Nino Neiderreiter is a great example of a fresh start. After a horrendous start to his NHL career, sometimes for reasons out of his control, El Nino has been enjoying his time in Minnesota since being dealt by the New York Islanders. The Panthers were likely hoping for more production from their young players at this point, but a fresh start could be exactly what they need.
They’ve put a lot of faith in their prospects and tried to bring veteran help to get them going, but the fact is, it hasn’t worked. The veterans are currently carrying the load while the youngsters are still trying to find their place in the NHL.
Given their lack of consistency, the biggest issue is generating offense. The Panthers currently have 56 goals for and 82 against, one of the worst spreads in the NHL. Their powerplay is last in the league at 10.00%, converting just nine times in 90 opportunities. Their leading scorers, Brad Boyes and Scottie Upshall, have just 13 points in 25 and 23 games, respectively.

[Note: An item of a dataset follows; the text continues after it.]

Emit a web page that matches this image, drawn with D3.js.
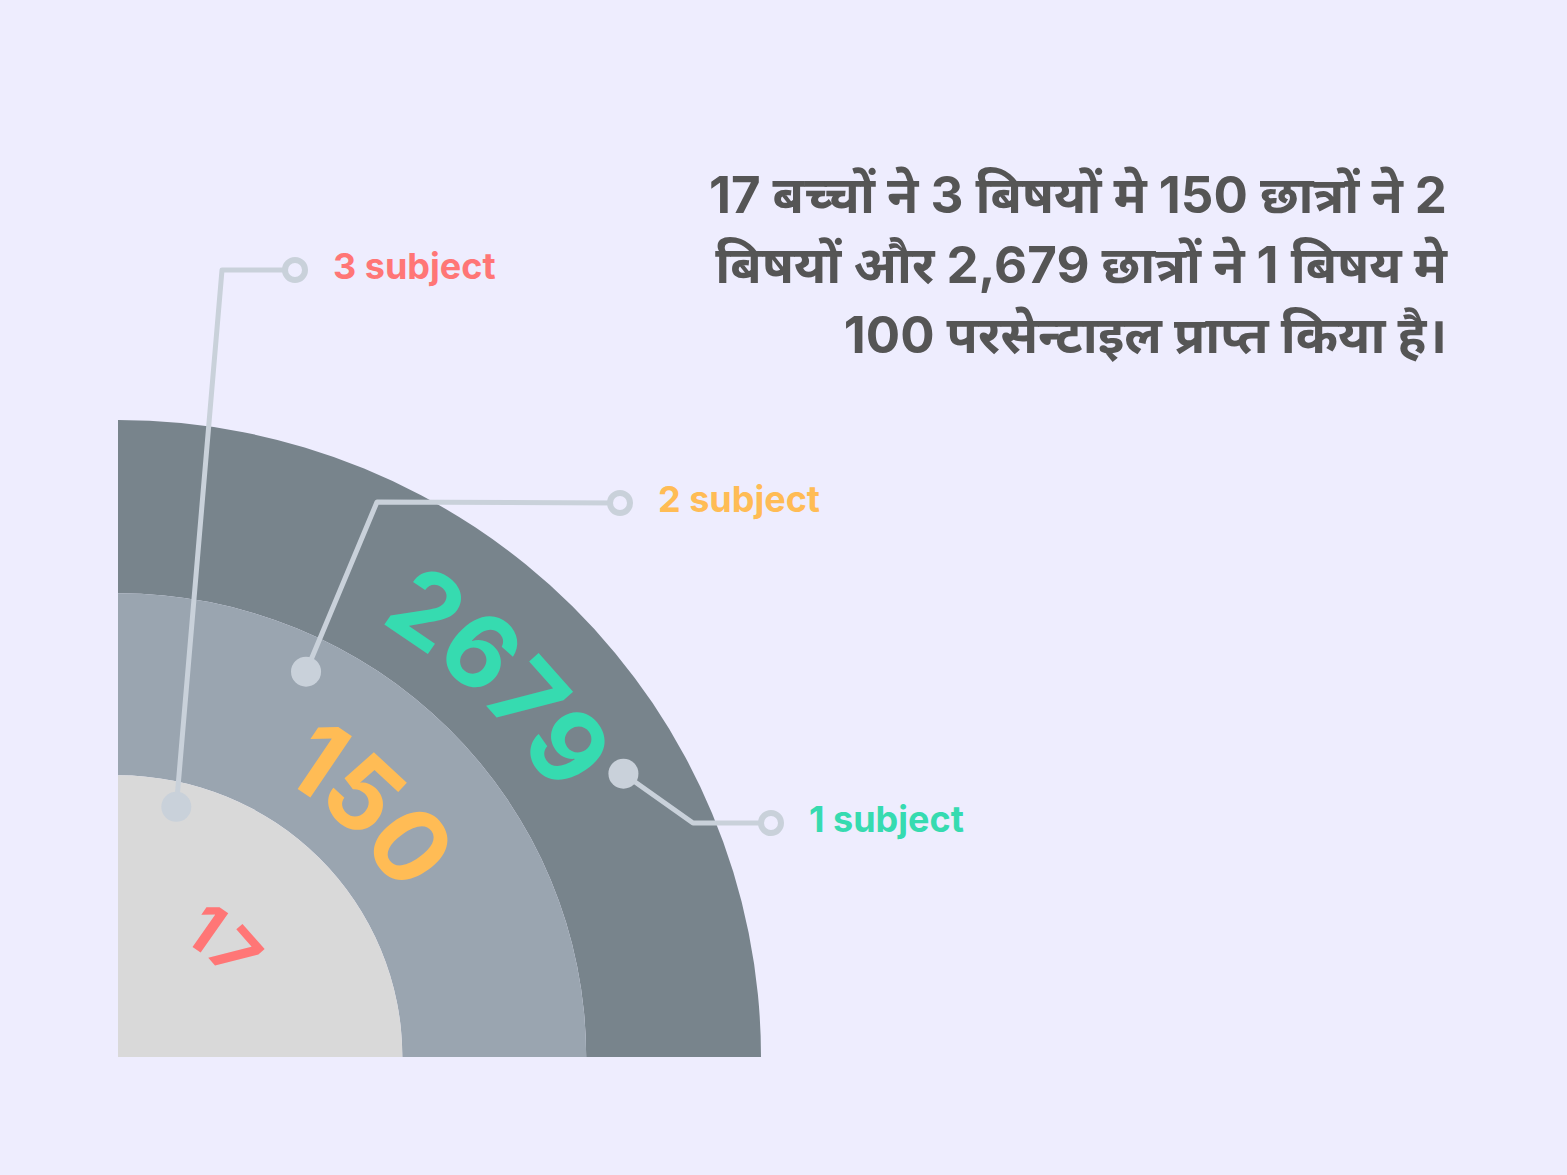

Judging by the team needs and resources, there are only a few ways to turn this season around. The Panthers can forgo some of their young players and draft picks to bring some much needed offensive help.
The Answer: Free Agency Market
The Panthers have major concerns in their own end with 11 unrestricted and four restricted free agents on the NHL roster, most notably Dmitri Kulikov and Erik Gudbranson. The Panthers only have two defensemen signed through the 2014-15 season in Brian Campbell and Ed Jovanovski.
Kulikov and Gudbranson are a combined minus-16 with just three and four points, respectively. With Boston College standout Michael Matheson in the pipeline, and the amount of readily-available players on the blueline, the time has come for the Panthers to use their vast resources to acquire and lock-up some highly-paid, and highly-skilled forwards.
Kulikov has been buzzing around in trade rumors for a little while. The Russian defenseman has suffered multiple injuries but has shown flashes of great play throughout his career.
With that said, Kulikov and Gudbranson need to be split up to balance the lack of experience in their own zone.
The Panthers currently have Campbell, Mike Weaver, Tom Gilbert, Dylan Olsen and Mike Mottau ready to go, with Ryan Whitney waiting for a call-up in San Antonio.
The Panthers need to acquire some much needed help up front if they plan to turn this season around. Some notable upcoming UFAs include:
Joe Thornton, Patrick Marleau, Alexander Steen, Marion Gaborik, Jaromir Jagr, Radim Vrbata, Matt Moulson, Mikhail Grabovski, Paul Stastny, Derek Roy, Andrei Markov, Thomas Vanek, Mike Cammalleri and Dany Heatley.
These are all players who, at the right price, could be traded. They will likely ask for the big bucks next season which, sometimes, makes them more dispensable.
Luckily for the Panthers, they’re rolling in the dough. The two most interesting cases are the Thornton-Marleau duo and Dany Heatley. The Sharks have the young talent to fall back on if the Panthers pay the right price, while Dany Heatley should be considered a low-risk, mid-reward player right now, though time is running out for the current bottom-six forward.
It would be surprising to see the Sharks give up major pieces of the team, and it remains to be seen how desperate Tallon feels to get some offensive talent. However, judging by the list of upcoming free agents, there’s no harm in excessive window shopping, maybe you’ll strike gold and find the perfect deal.
To conclude, you only chase players like Tim Thomas and Brad Boyes if you plan on being successful right now. The Florida Panthers’ problems are very clear, and if they want to turn things around, they must address their offensive inconsistencies. With so much money, resources and upcoming free agents in the league, the Panthers need to act fast. If they fail to do so, bringing in Thomas was nothing more than a hoax, and the Panthers’ organization should prepare themselves for a hard-fought but futile season.